■ **Exercise aim**: Can you quote the records below in full, word for word?

■ **Input rows**:
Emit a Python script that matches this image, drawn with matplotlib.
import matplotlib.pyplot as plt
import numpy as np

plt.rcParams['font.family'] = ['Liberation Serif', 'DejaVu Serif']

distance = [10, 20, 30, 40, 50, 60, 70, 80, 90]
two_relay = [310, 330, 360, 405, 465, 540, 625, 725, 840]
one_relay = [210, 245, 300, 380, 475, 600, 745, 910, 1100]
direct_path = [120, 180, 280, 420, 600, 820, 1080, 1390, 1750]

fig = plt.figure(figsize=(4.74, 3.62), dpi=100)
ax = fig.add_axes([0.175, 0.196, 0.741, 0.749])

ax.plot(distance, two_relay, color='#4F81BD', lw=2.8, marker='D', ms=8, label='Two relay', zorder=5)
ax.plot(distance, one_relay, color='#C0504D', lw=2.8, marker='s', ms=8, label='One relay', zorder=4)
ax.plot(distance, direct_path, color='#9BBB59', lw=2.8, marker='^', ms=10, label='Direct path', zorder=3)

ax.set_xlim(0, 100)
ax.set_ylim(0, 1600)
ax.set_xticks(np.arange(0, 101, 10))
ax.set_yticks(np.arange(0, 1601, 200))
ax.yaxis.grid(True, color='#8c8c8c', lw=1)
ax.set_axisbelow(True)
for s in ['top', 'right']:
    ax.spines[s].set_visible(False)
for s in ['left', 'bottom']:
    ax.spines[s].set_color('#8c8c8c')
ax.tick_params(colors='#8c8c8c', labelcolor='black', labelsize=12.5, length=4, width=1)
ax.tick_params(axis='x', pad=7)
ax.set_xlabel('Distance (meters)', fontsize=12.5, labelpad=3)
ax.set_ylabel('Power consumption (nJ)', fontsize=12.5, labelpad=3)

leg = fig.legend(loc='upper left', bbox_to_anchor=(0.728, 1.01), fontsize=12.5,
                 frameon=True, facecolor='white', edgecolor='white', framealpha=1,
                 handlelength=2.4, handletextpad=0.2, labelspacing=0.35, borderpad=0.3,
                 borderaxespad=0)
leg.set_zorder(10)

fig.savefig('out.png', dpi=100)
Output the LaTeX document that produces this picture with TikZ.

■ **The result**:
Emit a Python script that matches this image, drawn with matplotlib.
import matplotlib.pyplot as plt
import numpy as np

plt.rcParams['font.family'] = ['Liberation Serif', 'DejaVu Serif']

distance = [10, 20, 30, 40, 50, 60, 70, 80, 90]
two_relay = [310, 330, 360, 405, 465, 540, 625, 725, 840]
one_relay = [210, 245, 300, 380, 475, 600, 745, 910, 1100]
direct_path = [120, 180, 280, 420, 600, 820, 1080, 1390, 1750]

fig = plt.figure(figsize=(4.74, 3.62), dpi=100)
ax = fig.add_axes([0.175, 0.196, 0.741, 0.749])

ax.plot(distance, two_relay, color='#4F81BD', lw=2.8, marker='D', ms=8, label='Two relay', zorder=5)
ax.plot(distance, one_relay, color='#C0504D', lw=2.8, marker='s', ms=8, label='One relay', zorder=4)
ax.plot(distance, direct_path, color='#9BBB59', lw=2.8, marker='^', ms=10, label='Direct path', zorder=3)

ax.set_xlim(0, 100)
ax.set_ylim(0, 1600)
ax.set_xticks(np.arange(0, 101, 10))
ax.set_yticks(np.arange(0, 1601, 200))
ax.yaxis.grid(True, color='#8c8c8c', lw=1)
ax.set_axisbelow(True)
for s in ['top', 'right']:
    ax.spines[s].set_visible(False)
for s in ['left', 'bottom']:
    ax.spines[s].set_color('#8c8c8c')
ax.tick_params(colors='#8c8c8c', labelcolor='black', labelsize=12.5, length=4, width=1)
ax.tick_params(axis='x', pad=7)
ax.set_xlabel('Distance (meters)', fontsize=12.5, labelpad=3)
ax.set_ylabel('Power consumption (nJ)', fontsize=12.5, labelpad=3)

leg = fig.legend(loc='upper left', bbox_to_anchor=(0.728, 1.01), fontsize=12.5,
                 frameon=True, facecolor='white', edgecolor='white', framealpha=1,
                 handlelength=2.4, handletextpad=0.2, labelspacing=0.35, borderpad=0.3,
                 borderaxespad=0)
leg.set_zorder(10)

fig.savefig('out.png', dpi=100)
Output the LaTeX document that produces this picture with TikZ.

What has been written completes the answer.